FAQ 3: Can I use a smaller parachute if I’m okay with a faster descent rate?

While theoretically possible, using a smaller parachute with a higher descent rate increases the risk of injury upon landing. Descent rates should always be within acceptable safety limits for the user’s skill level and the intended landing environment. Consult with experienced parachute professionals before attempting such a configuration.

FAQ 4: Are there specialized parachutes for extremely heavy loads?

Yes. Cargo parachutes are specifically designed to deploy and decelerate heavy equipment, supplies, or vehicles. These parachutes are significantly larger and stronger than personal parachutes, often employing multiple canopies and reinforced construction. Examples include parachutes used for dropping supplies to disaster areas or deploying recovery systems for spacecraft.

FAQ 5: How is a parachute’s weight capacity tested and certified?

Parachutes undergo rigorous testing and certification processes. Manufacturers conduct drop tests with weighted dummies to simulate real-world conditions. These tests measure descent rate, stability, and structural integrity. Certification agencies, like the FAA in the United States, set standards and oversee the testing process to ensure parachutes meet safety requirements.

FAQ 6: What role do the suspension lines play in determining weight capacity?

Suspension lines are crucial. They transfer the load from the canopy to the harness or payload. The strength and material of the suspension lines directly impact the overall weight capacity.
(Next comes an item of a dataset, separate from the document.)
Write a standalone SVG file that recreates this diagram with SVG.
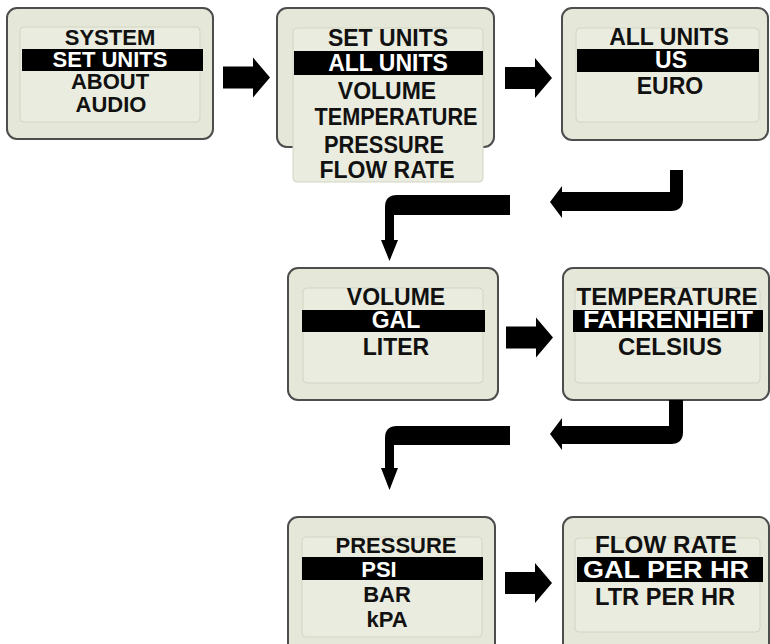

Weak or frayed lines can significantly reduce the parachute’s load-bearing capabilities.

FAQ 7: How does the shape of the parachute canopy affect its weight-holding ability?

The shape influences the drag coefficient and stability. Round parachutes are simple and reliable but offer limited control. Square or rectangular (ram-air) canopies provide greater lift and maneuverability, allowing for heavier loads with controlled descent, but require more skill to operate. Elliptical canopies offer a balance between performance and ease of use.

FAQ 8: Does the age of a parachute affect its ability to hold weight?

Yes. Parachute materials degrade over time due to exposure to UV radiation, moisture, and wear and tear. Regularly inspect your parachute for signs of damage, such as discoloration, fraying, or weakened stitching. Follow the manufacturer’s recommendations for maintenance and replacement. A well-maintained, older parachute is safer than a neglected, newer one.

FAQ 9: How do weather conditions impact parachute performance and weight limitations?

Strong winds can significantly affect parachute stability and control, potentially exceeding the parachute’s design limits. Turbulence can also create unpredictable forces. Rain and snow add weight to the parachute, increasing the load. It’s crucial to assess weather conditions before any parachute deployment and adjust accordingly.

FAQ 10: What kind of training is needed to safely use different types of parachutes?

Different parachute systems require varying levels of training. Basic parachute training is essential for any type of skydiving. Ram-air canopies require more advanced training due to their increased complexity. Specialized training is required for cargo parachuting or other applications involving heavy loads. Always seek proper instruction from qualified professionals.

FAQ 11: Are there different types of parachutes for different body weights?

Yes. Parachute manufacturers offer canopies in various sizes and designs to accommodate different body weights and skill levels. It’s essential to select a parachute that is appropriate for your weight, experience, and the intended purpose.

FAQ 12: Besides the parachute itself, what other equipment is crucial for safe weight distribution?

The harness is critical for distributing the load evenly across the body. A properly fitted and well-maintained harness is essential for preventing injuries during deployment and landing. Additionally, the container, which houses the parachute, must be correctly sized and in good working order to ensure proper deployment. The rigging attaching the load to the parachute needs to be strong enough and properly configured.